Why this is the right tradeoff long-term
At 12,000 documents on a laptop SSD, compression adds CPU overhead that exceeds the I/O savings. The latency increase is the honest cost of doing more work per integer.
But this system isn't staying at 12,000 documents.
-
At 1 million documents: the
"of"postings list balloons to hundreds of thousands of doc IDs plus positions. The uncompressed vs compressed difference becomes megabytes per query term. SSD or not, that matters. -
At 10 million documents: the uncompressed index could be tens of gigabytes. Compressed: maybe a quarter of that. The difference between fitting in the OS page cache or not. Cache miss = disk seek. Cache hit = memory speed. Compression determines which side you land on.
-
At 100 million documents: you're sharding across machines. Every byte you don't send over the network is latency you don't pay. Compression isn't optional, it's the difference between a system that works and one that doesn't.
The crossover point — where I/O savings exceed decode cost — is somewhere around a few hundred thousand documents. Past that, compressed indexes are strictly faster. Every production search engine (Lucene, Elasticsearch, Google) uses variable-length encoding on postings. I'm paying the learning cost now at a scale where it hurts latency, so the architecture is ready when scale makes it essential.
What I actually learned
Serialization isn't magic. Before today, bincode::serialize was a black box. Now I know exactly what happens: the library walks your data structure, follows every pointer from stack to heap, writes lengths before variable-size data, and lays values out as fixed-width bytes. I replaced it with ~40 lines of Rust that produce a 4x smaller output because I know something bincode doesn't — my integers are small and sorted.

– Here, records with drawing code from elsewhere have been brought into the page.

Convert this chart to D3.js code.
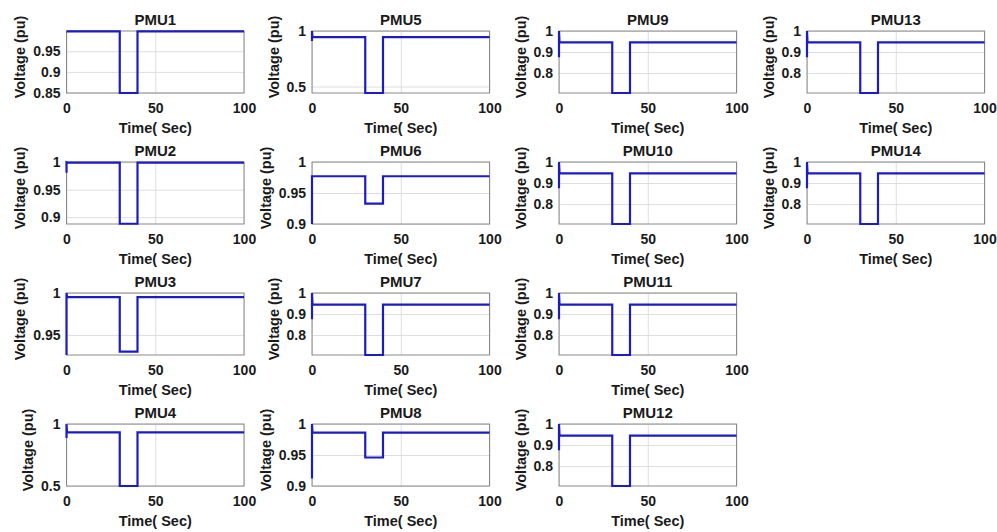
<!DOCTYPE html>
<html>
<head>
<meta charset="utf-8">
<script src="https://cdn.jsdelivr.net/npm/d3@7"></script>
<style>
  html, body { margin: 0; padding: 0; background: #fff; }
  svg text { font-family: "Liberation Sans", Arial, sans-serif; font-weight: bold; fill: #1a1a1a; }
</style>
</head>
<body>
<svg id="chart" width="997" height="532"></svg>
<script>
// ---- data ----
const pmuNames   = ["PMU1","PMU2","PMU3","PMU4","PMU5","PMU6","PMU7","PMU8","PMU9","PMU10","PMU11","PMU12","PMU13","PMU14"];
const startLow   = [0.998, 0.981, 0.926, 0.887, 0.910, 0.900, 0.875, 0.912, 0.875, 0.875, 0.875, 0.875, 0.875, 0.875];
const startHigh  = [0.998, 1.000, 1.000, 1.000, 1.000, 0.977, 1.000, 1.000, 1.000, 1.000, 1.000, 1.000, 1.000, 1.000];
const steadyV    = [0.998, 0.9995, 0.995, 0.932, 0.945, 0.977, 0.945, 0.986, 0.946, 0.946, 0.945, 0.945, 0.946, 0.946];
const dipV       = [0.849, 0.888, 0.930, 0.500, 0.442, 0.933, 0.705, 0.946, 0.705, 0.705, 0.705, 0.705, 0.705, 0.705];
const yMinV      = [0.849, 0.8875, 0.926, 0.500, 0.442, 0.900, 0.705, 0.900, 0.705, 0.705, 0.705, 0.705, 0.705, 0.705];
const yMaxV      = [0.999, 1.0005, 1.000, 1.000, 1.000, 1.000, 1.000, 1.000, 1.000, 1.000, 1.000, 1.000, 1.000, 1.000];
const yTickVals  = [
  [0.85, 0.9, 0.95], [0.9, 0.95, 1], [0.95, 1], [0.5, 1],
  [0.5, 1], [0.9, 0.95, 1], [0.8, 0.9, 1], [0.9, 0.95, 1],
  [0.8, 0.9, 1], [0.8, 0.9, 1], [0.8, 0.9, 1], [0.8, 0.9, 1],
  [0.8, 0.9, 1], [0.8, 0.9, 1]
];
const faultStart = 30, faultEnd = 40, tEnd = 100;
const xTickVals = [0, 50, 100];
const xLabel = "Time( Sec)";
const yLabel = "Voltage (pu)";

// ---- layout ----
const colLeft = [66.5, 312, 559, 807];
const plotW = 177.5;
const rowTop = [31, 162, 293, 424];
const plotH = 62;
const lineColor = "#1c1cc4";

const svg = d3.select("#chart");

pmuNames.forEach((name, i) => {
  const col = Math.floor(i / 4), row = i % 4;
  const left = colLeft[col], top = rowTop[row];
  const g = svg.append("g").attr("transform", `translate(${left},${top})`);

  const x = d3.scaleLinear().domain([0, tEnd]).range([0, plotW]);
  const y = d3.scaleLinear().domain([yMinV[i], yMaxV[i]]).range([plotH, 0]);

  // grid
  g.append("g").attr("transform", `translate(0,${plotH})`)
    .call(d3.axisBottom(x).tickValues(xTickVals).tickSize(-plotH).tickFormat(""))
    .call(s => s.select(".domain").remove())
    .call(s => s.selectAll("line").attr("stroke", "#dedede"));
  g.append("g")
    .call(d3.axisLeft(y).tickValues(yTickVals[i]).tickSize(-plotW).tickFormat(""))
    .call(s => s.select(".domain").remove())
    .call(s => s.selectAll("line").attr("stroke", "#dedede"));

  // box
  g.append("rect").attr("x", 0).attr("y", 0).attr("width", plotW).attr("height", plotH)
    .attr("fill", "none").attr("stroke", "#8a8a8a").attr("stroke-width", 1);

  // tick labels
  const xa = g.append("g").attr("transform", `translate(0,${plotH})`)
    .call(d3.axisBottom(x).tickValues(xTickVals).tickSize(0).tickPadding(10).tickFormat(d3.format("d")));
  xa.select(".domain").remove();
  xa.selectAll("text").style("font-size", "14px").style("font-family", "Liberation Sans, Arial, sans-serif").style("font-weight", "bold").attr("fill", "#1a1a1a");

  const ya = g.append("g")
    .call(d3.axisLeft(y).tickValues(yTickVals[i]).tickSize(0).tickPadding(6).tickFormat(d => String(+d.toFixed(2))));
  ya.select(".domain").remove();
  ya.selectAll("text").style("font-size", "14px").style("font-family", "Liberation Sans, Arial, sans-serif").style("font-weight", "bold").attr("fill", "#1a1a1a");

  let maxW = 0;
  ya.selectAll("text").each(function() { maxW = Math.max(maxW, this.getComputedTextLength()); });

  // line data
  const pts = [
    [0, startLow[i]], [0, startHigh[i]], [0.3, steadyV[i]],
    [faultStart, steadyV[i]], [faultStart, dipV[i]],
    [faultEnd, dipV[i]], [faultEnd, steadyV[i]], [tEnd, steadyV[i]]
  ];
  g.append("path").datum(pts)
    .attr("fill", "none").attr("stroke", lineColor).attr("stroke-width", 2.2)
    .attr("stroke-linejoin", "miter")
    .attr("d", d3.line().x(d => x(d[0])).y(d => y(d[1])));

  // title
  g.append("text").attr("x", plotW / 2).attr("y", -6).attr("text-anchor", "middle")
    .style("font-size", "15px").text(name);

  // x label
  g.append("text").attr("x", plotW / 2).attr("y", plotH + 40).attr("text-anchor", "middle")
    .style("font-size", "14.5px").text(xLabel);

  // y label
  const ylx = -6 - maxW - 8;
  g.append("text").attr("transform", `translate(${ylx},${plotH / 2 - 5}) rotate(-90)`)
    .attr("text-anchor", "middle")
    .style("font-size", "14.5px").text(yLabel);
});
</script>
</body>
</html>
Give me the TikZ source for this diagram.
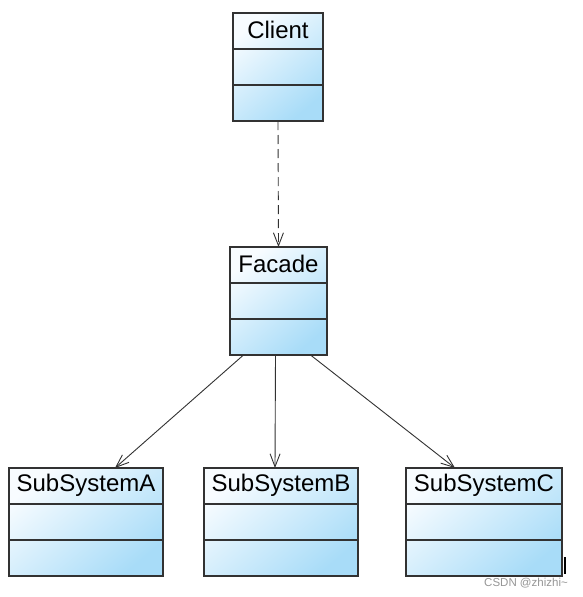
\documentclass[tikz,border=0pt]{standalone}
\usepackage{fontspec}
\setmainfont{Liberation Sans}
\usetikzlibrary{arrows.meta,calc}
\definecolor{boxblue}{RGB}{168,220,248}
\definecolor{boxlight}{RGB}{248,252,255}
\definecolor{edge}{RGB}{50,50,50}
\definecolor{wm}{RGB}{150,150,150}
\tikzset{
  classbox/.style={draw=edge, line width=1.3pt, rectangle, inner sep=0pt, outer sep=0pt,
    minimum height=108pt, top color=boxlight, bottom color=boxblue, shading angle=40},
  divider/.style={draw=edge, line width=1.2pt},
  classtitle/.style={font=\fontsize{24}{28}\selectfont, text=black, inner sep=0pt},
  assoc/.style={draw=edge, line width=0.9pt, -{Straight Barb[length=13pt,width=10pt]}},
  depend/.style={assoc, dash pattern=on 9pt off 5pt}
}
\newcommand\umlclass[5]{%
  \node[classbox, minimum width=#4pt, anchor=north west] (#1) at (#2,#3) {};
  \draw[divider] ([yshift=-36pt]#1.north west) -- ([yshift=-36pt]#1.north east);
  \draw[divider] ([yshift=-72pt]#1.north west) -- ([yshift=-72pt]#1.north east);
  \node[classtitle] (#1T) at ([yshift=-17pt]#1.north) {#5};
}
\begin{document}
\begin{tikzpicture}[x=1pt,y=-1pt]
\useasboundingbox[fill=white] (0,0) rectangle (583,597);
\umlclass{client}{233}{13}{90}{Client}
\umlclass{facade}{230}{247}{97}{Facade}
\umlclass{subA}{9}{468}{154}{SubSystemA}
\umlclass{subB}{204}{468}{154}{SubSystemB}
\umlclass{subC}{406}{468}{156}{SubSystemC}
\draw[depend] (client.south) -- (facade.north);
\draw[assoc] ([xshift=-35pt]facade.south) -- ([xshift=29pt]subA.north);
\draw[assoc] ([xshift=-3pt]facade.south) -- ([xshift=-6pt]subB.north);
\draw[assoc] ([xshift=32pt]facade.south) -- ([xshift=-29pt]subC.north);
\coordinate (markTop) at (565,557);
\coordinate (markBot) at (565,574);
\draw[line width=1.6pt, black] (markTop) -- (markBot);
\node[anchor=east, text=wm, font=\fontsize{11.5}{13}\selectfont, inner sep=0pt] (wmark) at (568,583) {CSDN @zhizhi\textasciitilde};
\end{tikzpicture}
\end{document}
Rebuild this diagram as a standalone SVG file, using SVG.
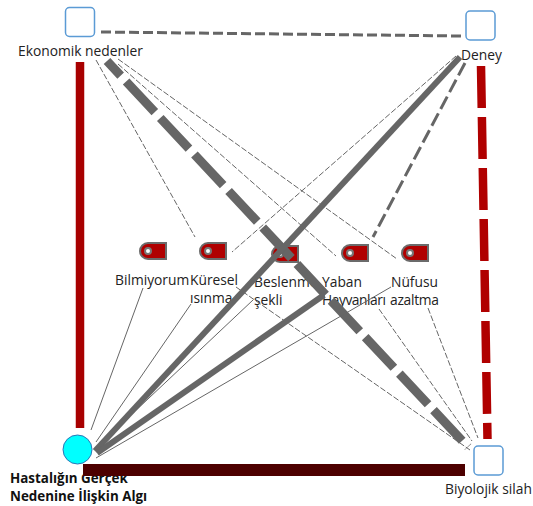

The 76% came from replacing a library with understanding. I didn't add a compression layer on top of bincode. I removed bincode entirely and wrote my own serializer — six call sites, all replaced. The savings aren't from a clever algorithm bolted onto existing code. They're from knowing what my data looks like (sorted integers with small gaps) and writing a format that exploits that structure directly. A general-purpose serializer can't make those assumptions. I can, because I built the index.
Disk format ≠ RAM format. On disk, I want minimal bytes — VByte gaps, sequential, compact. In RAM, I want random access — HashMap, O(1) lookups. Compression is the translation layer. Decode once per query per term, use the HashMap many times during phrase filtering.
The two laws that make IR compression work:
- Heaps' law: vocabulary grows as ~√T (sublinear). Your dictionary stays manageable.
- Zipf's law: most terms are rare (large gaps, few postings), a few terms are very frequent (tiny gaps, massive compression). The distribution is perfectly shaped for variable-length encoding.
Small improvement: graceful term dropping
I also added handling for query terms that can't be corrected — words that don't exist in the index even after spell correction. Previously the engine would silently return zero results. Now it drops unmatched terms with a warning:
Dropping 'xyzqwk' -- no match found in index
Warning: 1 term(s) dropped, results may be broader than intended
The user sees what happened instead of getting an empty result set. Small thing, but it's the difference between a tool and a product.
What's still broken
My merge still loads all blocks into RAM simultaneously. The whole point of blocked index construction is that blocks don't fit in memory — you merge them with a k-way external merge using a priority queue, one term at a time. The new sequential block format I built today (sorted terms, self-delimiting entries) makes this fix possible — I can now cursor through a block file without loading it all. That's next.
What's next
Chapter 6 — scoring with TF-IDF and the vector space model. Right now my engine returns a flat list of matching document IDs. No ranking. A document that mentions "United States of America" 47 times is treated the same as one that mentions it once. That changes next.